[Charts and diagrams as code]

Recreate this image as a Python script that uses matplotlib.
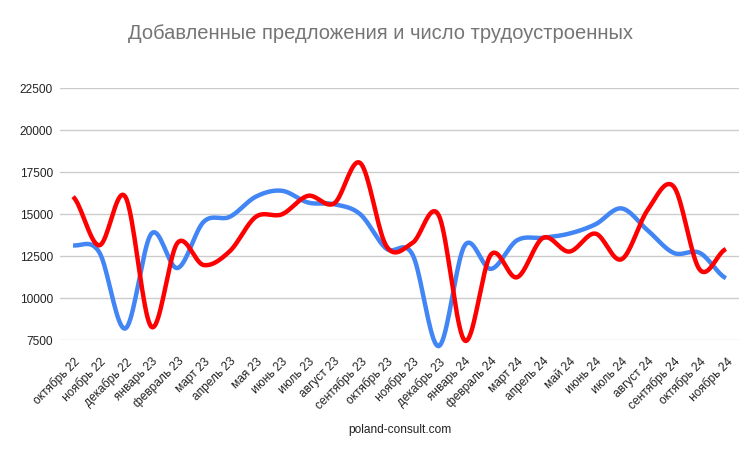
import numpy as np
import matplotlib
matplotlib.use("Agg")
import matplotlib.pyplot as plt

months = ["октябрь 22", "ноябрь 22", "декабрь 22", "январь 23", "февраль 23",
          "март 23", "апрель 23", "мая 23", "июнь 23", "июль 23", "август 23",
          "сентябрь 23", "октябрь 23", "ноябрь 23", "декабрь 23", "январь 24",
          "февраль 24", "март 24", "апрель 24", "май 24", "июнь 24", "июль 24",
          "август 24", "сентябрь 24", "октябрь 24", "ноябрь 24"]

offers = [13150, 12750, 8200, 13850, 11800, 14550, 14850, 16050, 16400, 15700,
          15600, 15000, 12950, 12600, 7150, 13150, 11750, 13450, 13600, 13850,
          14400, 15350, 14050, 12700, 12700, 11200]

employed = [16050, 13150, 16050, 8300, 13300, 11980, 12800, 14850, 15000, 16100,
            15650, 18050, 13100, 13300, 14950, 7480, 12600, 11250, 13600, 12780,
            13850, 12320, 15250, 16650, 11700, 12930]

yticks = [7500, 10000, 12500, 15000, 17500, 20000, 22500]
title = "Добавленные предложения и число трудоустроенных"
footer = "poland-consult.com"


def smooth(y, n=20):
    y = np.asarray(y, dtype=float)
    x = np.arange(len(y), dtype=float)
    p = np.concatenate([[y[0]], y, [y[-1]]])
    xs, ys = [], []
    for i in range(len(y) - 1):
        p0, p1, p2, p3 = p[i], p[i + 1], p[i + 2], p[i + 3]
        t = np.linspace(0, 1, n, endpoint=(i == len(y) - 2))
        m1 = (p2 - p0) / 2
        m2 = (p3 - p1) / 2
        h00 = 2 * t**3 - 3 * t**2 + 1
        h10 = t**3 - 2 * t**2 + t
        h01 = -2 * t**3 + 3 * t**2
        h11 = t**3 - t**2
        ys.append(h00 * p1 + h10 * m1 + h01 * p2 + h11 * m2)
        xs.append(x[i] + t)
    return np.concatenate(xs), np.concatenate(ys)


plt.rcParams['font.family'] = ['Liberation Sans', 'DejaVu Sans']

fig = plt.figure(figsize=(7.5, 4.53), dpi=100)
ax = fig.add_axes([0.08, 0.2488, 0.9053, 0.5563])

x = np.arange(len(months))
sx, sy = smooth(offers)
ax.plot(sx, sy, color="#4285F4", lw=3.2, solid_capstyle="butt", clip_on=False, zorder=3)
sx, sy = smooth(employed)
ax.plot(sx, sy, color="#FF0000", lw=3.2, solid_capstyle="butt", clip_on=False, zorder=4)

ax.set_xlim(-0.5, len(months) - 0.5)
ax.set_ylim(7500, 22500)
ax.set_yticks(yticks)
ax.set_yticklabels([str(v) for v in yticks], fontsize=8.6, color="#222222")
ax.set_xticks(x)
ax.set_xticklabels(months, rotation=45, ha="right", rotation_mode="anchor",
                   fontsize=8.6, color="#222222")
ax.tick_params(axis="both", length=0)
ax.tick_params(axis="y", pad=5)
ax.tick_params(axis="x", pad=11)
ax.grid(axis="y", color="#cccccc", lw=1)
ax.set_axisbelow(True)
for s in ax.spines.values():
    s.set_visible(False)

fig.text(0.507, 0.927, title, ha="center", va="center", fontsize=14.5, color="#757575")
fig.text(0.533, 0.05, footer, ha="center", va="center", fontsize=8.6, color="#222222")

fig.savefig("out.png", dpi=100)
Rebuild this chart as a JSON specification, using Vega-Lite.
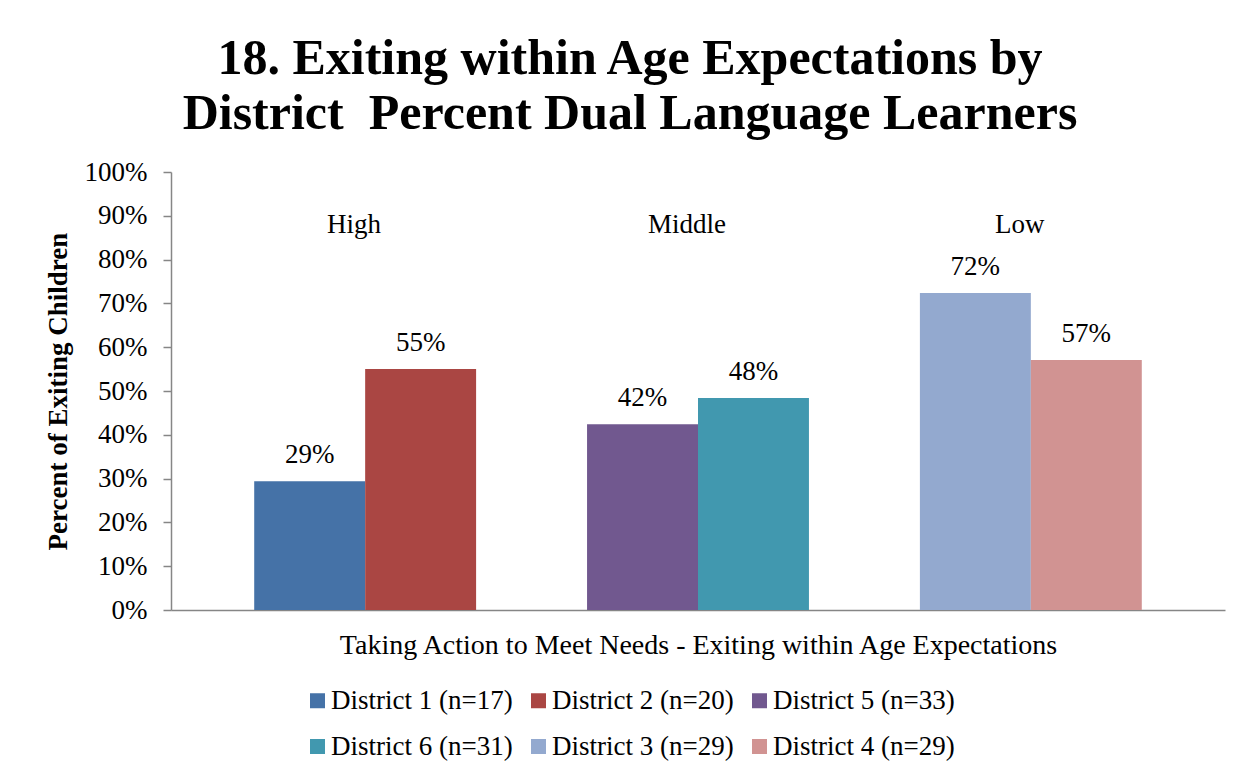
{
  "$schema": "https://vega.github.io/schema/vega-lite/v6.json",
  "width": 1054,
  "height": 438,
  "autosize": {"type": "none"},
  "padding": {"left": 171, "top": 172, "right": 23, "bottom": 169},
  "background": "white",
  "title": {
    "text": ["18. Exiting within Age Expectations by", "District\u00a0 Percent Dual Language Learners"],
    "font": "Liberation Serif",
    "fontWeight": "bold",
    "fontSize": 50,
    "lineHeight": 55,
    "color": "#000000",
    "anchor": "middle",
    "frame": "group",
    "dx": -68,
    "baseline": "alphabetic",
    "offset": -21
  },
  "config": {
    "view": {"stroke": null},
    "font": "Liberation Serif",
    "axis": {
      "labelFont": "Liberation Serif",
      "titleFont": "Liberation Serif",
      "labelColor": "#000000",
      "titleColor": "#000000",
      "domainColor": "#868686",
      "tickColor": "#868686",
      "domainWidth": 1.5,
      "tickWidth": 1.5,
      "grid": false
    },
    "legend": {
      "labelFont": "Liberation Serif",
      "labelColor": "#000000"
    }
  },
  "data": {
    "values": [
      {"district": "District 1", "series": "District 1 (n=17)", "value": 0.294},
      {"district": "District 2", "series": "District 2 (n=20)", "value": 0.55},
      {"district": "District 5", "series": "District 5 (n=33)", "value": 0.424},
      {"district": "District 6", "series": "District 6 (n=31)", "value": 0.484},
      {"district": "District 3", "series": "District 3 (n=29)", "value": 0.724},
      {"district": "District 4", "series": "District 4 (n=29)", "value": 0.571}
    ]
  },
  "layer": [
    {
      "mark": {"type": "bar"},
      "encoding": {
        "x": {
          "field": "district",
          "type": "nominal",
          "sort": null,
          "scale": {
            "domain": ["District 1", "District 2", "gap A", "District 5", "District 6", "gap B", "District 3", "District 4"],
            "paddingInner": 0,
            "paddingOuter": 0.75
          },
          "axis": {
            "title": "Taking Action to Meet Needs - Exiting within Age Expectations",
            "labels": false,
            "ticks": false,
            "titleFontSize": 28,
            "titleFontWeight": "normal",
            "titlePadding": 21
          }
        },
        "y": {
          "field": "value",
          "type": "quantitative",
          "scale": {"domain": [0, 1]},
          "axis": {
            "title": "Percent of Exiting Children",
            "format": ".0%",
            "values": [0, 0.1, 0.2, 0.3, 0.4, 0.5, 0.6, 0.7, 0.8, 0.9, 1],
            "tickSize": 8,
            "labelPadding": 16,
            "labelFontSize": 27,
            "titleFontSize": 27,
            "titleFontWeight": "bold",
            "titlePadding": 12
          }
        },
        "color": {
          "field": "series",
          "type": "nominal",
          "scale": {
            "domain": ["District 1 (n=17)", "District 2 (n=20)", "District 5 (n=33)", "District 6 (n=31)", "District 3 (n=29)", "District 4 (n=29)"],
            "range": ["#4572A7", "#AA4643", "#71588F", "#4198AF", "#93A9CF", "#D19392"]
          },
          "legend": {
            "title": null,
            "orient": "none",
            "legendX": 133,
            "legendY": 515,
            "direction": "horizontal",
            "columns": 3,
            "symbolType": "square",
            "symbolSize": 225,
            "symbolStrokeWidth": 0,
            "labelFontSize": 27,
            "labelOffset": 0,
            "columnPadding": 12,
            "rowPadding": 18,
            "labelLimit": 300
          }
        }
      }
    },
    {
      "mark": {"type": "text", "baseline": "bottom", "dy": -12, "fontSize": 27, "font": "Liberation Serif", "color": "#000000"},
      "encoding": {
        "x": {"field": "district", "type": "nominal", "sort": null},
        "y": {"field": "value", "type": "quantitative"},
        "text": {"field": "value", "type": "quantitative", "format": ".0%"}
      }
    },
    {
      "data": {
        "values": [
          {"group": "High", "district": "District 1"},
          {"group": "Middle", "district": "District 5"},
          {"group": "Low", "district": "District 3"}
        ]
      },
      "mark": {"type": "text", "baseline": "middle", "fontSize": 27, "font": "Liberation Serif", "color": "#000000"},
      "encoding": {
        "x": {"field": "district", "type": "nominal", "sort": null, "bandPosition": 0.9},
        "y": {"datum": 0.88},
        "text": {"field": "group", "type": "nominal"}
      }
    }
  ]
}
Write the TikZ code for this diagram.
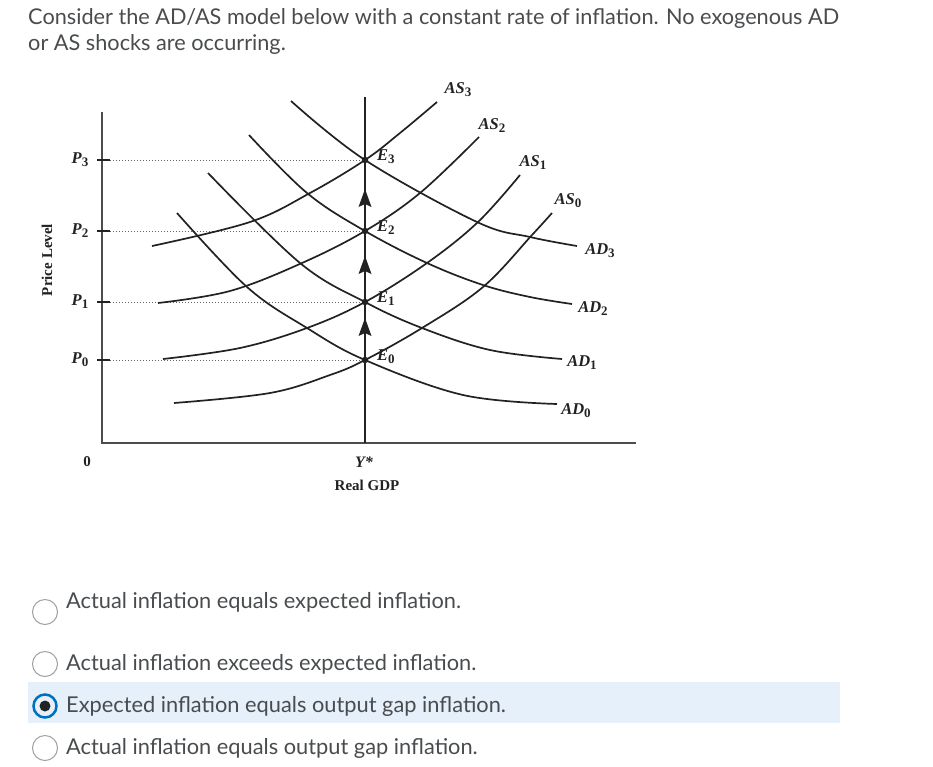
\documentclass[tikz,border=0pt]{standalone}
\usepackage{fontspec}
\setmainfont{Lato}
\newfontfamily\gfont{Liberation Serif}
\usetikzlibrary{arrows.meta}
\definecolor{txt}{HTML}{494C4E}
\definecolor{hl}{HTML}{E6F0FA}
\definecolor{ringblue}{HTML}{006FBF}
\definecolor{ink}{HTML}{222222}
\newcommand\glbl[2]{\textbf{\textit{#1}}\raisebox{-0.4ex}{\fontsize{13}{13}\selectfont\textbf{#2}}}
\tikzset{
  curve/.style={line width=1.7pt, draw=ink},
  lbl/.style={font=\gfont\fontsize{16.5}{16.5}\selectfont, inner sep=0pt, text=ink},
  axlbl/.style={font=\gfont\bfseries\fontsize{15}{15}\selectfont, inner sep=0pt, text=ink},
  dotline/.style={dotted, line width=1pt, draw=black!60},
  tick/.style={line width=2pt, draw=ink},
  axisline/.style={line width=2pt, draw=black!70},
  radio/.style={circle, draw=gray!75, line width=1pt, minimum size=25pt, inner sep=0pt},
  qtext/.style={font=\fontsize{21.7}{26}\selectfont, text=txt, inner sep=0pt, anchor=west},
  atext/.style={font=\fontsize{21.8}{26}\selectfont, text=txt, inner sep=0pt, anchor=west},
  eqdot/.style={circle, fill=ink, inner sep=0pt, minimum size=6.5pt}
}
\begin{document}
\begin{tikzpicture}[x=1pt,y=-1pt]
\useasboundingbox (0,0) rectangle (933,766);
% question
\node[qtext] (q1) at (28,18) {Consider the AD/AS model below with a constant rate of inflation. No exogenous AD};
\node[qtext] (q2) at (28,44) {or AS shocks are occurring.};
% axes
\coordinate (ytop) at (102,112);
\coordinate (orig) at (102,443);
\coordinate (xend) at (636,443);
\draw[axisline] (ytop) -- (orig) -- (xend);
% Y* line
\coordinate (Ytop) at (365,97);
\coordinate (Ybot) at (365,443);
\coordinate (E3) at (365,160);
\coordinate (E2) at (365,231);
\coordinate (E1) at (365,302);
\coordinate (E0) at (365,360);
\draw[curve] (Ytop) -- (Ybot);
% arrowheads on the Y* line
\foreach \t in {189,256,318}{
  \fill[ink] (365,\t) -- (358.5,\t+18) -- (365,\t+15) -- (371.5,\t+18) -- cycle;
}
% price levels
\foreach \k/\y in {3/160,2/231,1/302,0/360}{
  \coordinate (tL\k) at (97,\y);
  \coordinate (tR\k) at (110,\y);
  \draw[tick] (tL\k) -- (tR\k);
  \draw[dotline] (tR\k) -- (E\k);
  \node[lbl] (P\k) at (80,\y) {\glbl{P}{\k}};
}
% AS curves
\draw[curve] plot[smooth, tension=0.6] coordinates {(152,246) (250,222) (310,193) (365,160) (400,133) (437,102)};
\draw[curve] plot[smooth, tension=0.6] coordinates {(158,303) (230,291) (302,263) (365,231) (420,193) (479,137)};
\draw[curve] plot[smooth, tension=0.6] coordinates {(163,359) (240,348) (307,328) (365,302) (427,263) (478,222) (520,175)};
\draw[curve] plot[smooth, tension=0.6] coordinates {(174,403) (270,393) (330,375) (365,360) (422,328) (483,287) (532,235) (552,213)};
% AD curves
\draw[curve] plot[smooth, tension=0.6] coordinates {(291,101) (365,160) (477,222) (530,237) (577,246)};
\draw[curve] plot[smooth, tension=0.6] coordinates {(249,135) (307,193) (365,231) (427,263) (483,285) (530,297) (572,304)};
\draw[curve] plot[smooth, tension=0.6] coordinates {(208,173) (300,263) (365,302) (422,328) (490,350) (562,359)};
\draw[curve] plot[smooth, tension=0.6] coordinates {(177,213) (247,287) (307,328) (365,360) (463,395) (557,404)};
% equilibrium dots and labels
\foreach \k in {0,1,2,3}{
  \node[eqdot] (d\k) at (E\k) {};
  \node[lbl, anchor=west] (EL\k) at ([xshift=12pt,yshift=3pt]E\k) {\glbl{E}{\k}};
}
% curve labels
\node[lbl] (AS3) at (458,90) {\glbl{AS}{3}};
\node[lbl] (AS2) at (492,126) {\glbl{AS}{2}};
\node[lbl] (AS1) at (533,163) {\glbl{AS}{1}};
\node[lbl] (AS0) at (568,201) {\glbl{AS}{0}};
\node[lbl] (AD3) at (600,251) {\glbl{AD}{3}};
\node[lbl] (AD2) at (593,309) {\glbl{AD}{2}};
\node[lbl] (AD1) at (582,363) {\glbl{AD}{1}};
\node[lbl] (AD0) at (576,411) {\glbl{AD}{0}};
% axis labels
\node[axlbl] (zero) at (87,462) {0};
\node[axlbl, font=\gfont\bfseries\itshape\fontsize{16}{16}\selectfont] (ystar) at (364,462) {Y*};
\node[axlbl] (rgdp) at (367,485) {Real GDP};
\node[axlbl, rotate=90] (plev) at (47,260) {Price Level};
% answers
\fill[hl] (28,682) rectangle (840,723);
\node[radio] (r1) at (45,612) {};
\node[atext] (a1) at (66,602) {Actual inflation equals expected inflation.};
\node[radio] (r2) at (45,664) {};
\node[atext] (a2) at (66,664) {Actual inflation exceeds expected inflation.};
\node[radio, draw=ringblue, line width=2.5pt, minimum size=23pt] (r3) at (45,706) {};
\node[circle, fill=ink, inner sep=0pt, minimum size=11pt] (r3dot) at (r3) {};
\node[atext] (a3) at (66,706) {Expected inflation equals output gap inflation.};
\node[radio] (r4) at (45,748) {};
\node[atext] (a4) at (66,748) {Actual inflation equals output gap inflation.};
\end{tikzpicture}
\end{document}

**WRITTEN EXERCISE**
Take the records above from their first line through the line with "import matplotlib.pyplot as plt" and set those lines down word for word, minus the pictures.

**EXPECTED OUTPUT**
Recreate this image as a Python script that uses matplotlib.
import numpy as np
import matplotlib
matplotlib.use("Agg")
import matplotlib.pyplot as plt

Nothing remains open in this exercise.